Flow chart giving an overview of possible grading system in accordance with type of bAVM. Spetzler-Ponce and supplemented Spetzler-Ponce scores have a high predictive value and were approved in external validation. Likewise, the AVICH score proved to be a reliable predictor of surgical risk in an international multicenter validation study. The HDVL grading system still lacks external validation, but the approach to include fiber tracking may be trendsetting for risk stratification in certain bAVMs near eloquent areas. Lastly, the Nisson score was developed specifically for AVMs of the posterior fossa

Fig. 3
figure 3

Illustrative cases of different types of AVMs and corresponding grading system. a TOF-angiography of a 60-year-old patient showing a non-ruptured central AVM, measuring 21 mm, with superficial venous drainage and compact nidus. The Spetzler-Ponce system scores this lesion as A (1 point of for size and 1 for eloquence), the supplementary grading scale adds 3 points (for age > 40). b Ruptured AVM in the left frontal lobe of a 24-year-old patient with GCS 7 at presentation. This lesion is scored 10 according to the AVICH score (1 point each for deep drainage, eloquence, GCS, intracerebral hemorrhage volume (44 cc), and presence of intraventricular hemorrhage, 2 points were given for age of the patient, and 3 points for size (62 mm) of the AVM. The nidus appeared compact). c Ruptured cerebellar AVM in a 23-year-old patient with GCS 13 on admission who was neurologically intact upon emergency presentation. She underwent emergency surgery (decompression within 24 h), followed by AVM resection 3 weeks later.
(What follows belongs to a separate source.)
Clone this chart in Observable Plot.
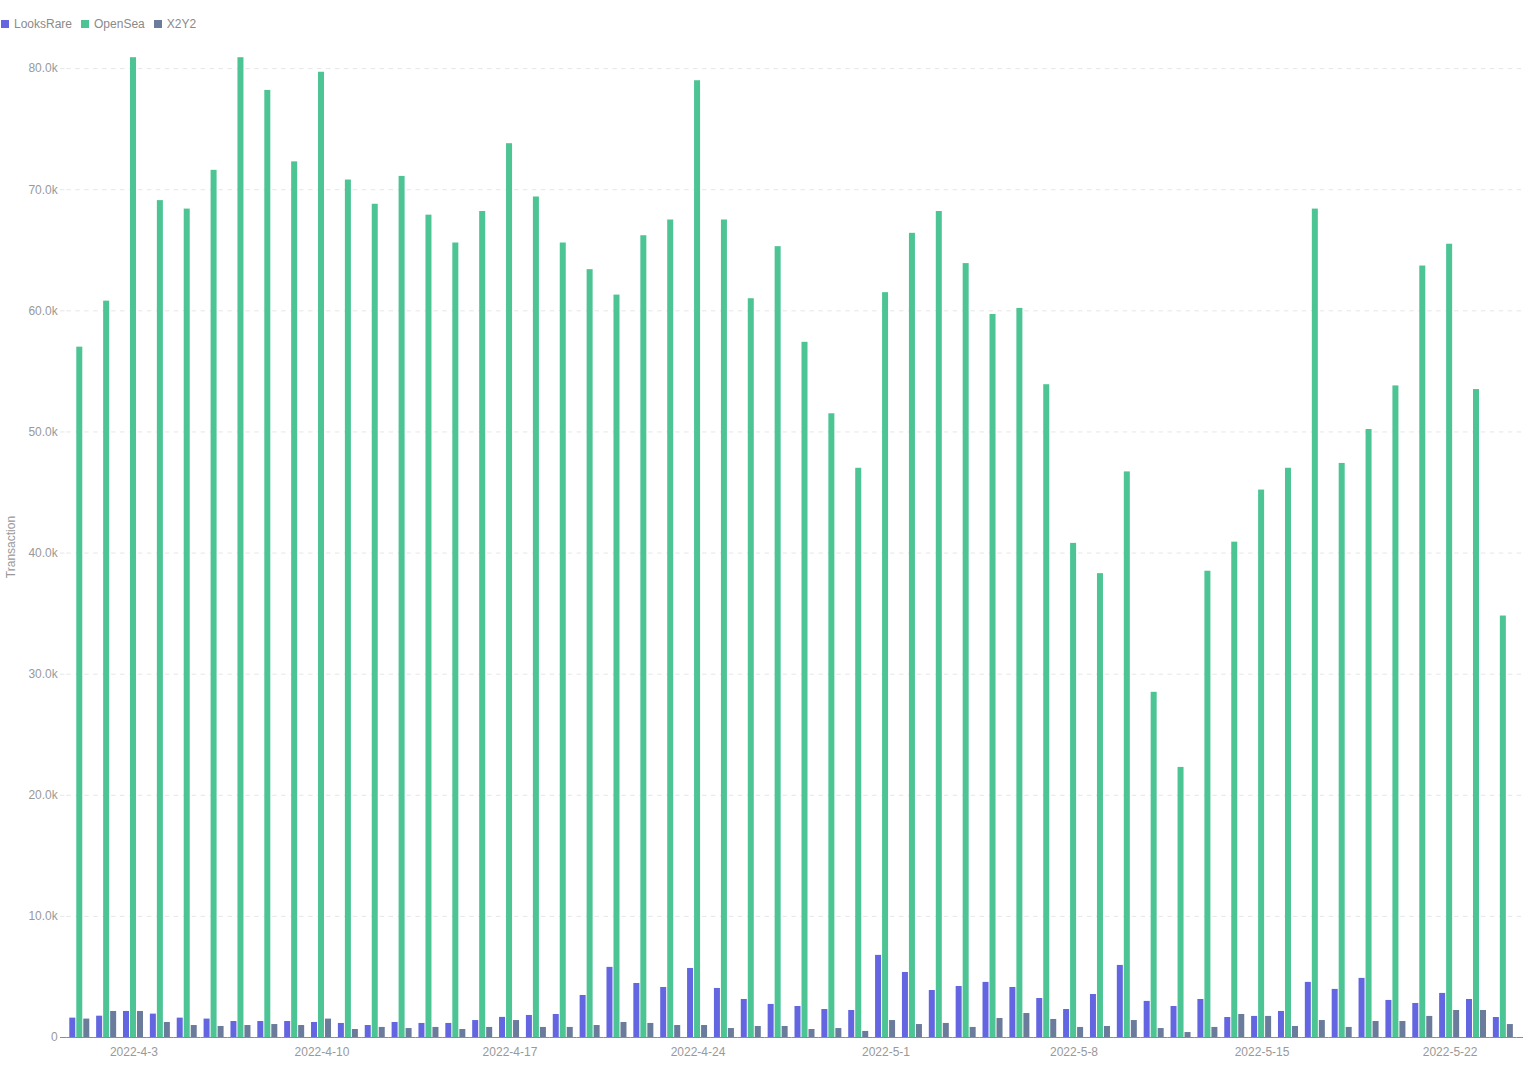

Nisson score reveals a grade I lesion in this patient, with only 1 point for emergency surgery. d MR tractography of a 49-year-old patient with an unruptured AVM in the right frontal lobe, adjacent to the cortico-spinal tract. His HDVL grade scores 3 (no preoperative hemorrhage and LED 6.7 mm)

Limitations

It must be emphasized that heterogeneity of data between different studies, for instance outcome measurements, makes it difficult to compare these studies directly. However, nearly all of the studies published in the last decade used the mRS for outcome measurement, except the Speztler-Ponce publication. In this study, several outcome measurements were applied, including the mRS. Furthermore, the cohorts in which the grading systems were developed were heterogenous for various patient characteristics, for instance pre-treatment (embolization, radiosurgery) and hemorrhagic presentation. However, this probably reflects the reality of clinical routine. As bAVMs are a relatively rare condition, a grading system should aim to be as universal as possible. Finally, none of the presented grading systems is perfect and clinical judgment still remains an important factor for the decision to resect the bAVM.

Conclusions

This study provides a comprehensive overview of all available bAVM grading systems relevant for surgical risk stratification. In the absence of a universal system appropriate to score all bAVMs, we suggest the application of the (supplemented) Spetzler-Ponce score for supratentorial bAVMs, the HDVL-grading score for bAVMs near eloquent tracks, the AVICH score for ruptured bAVMs, and the Nisson score for infratentorial bAVMs.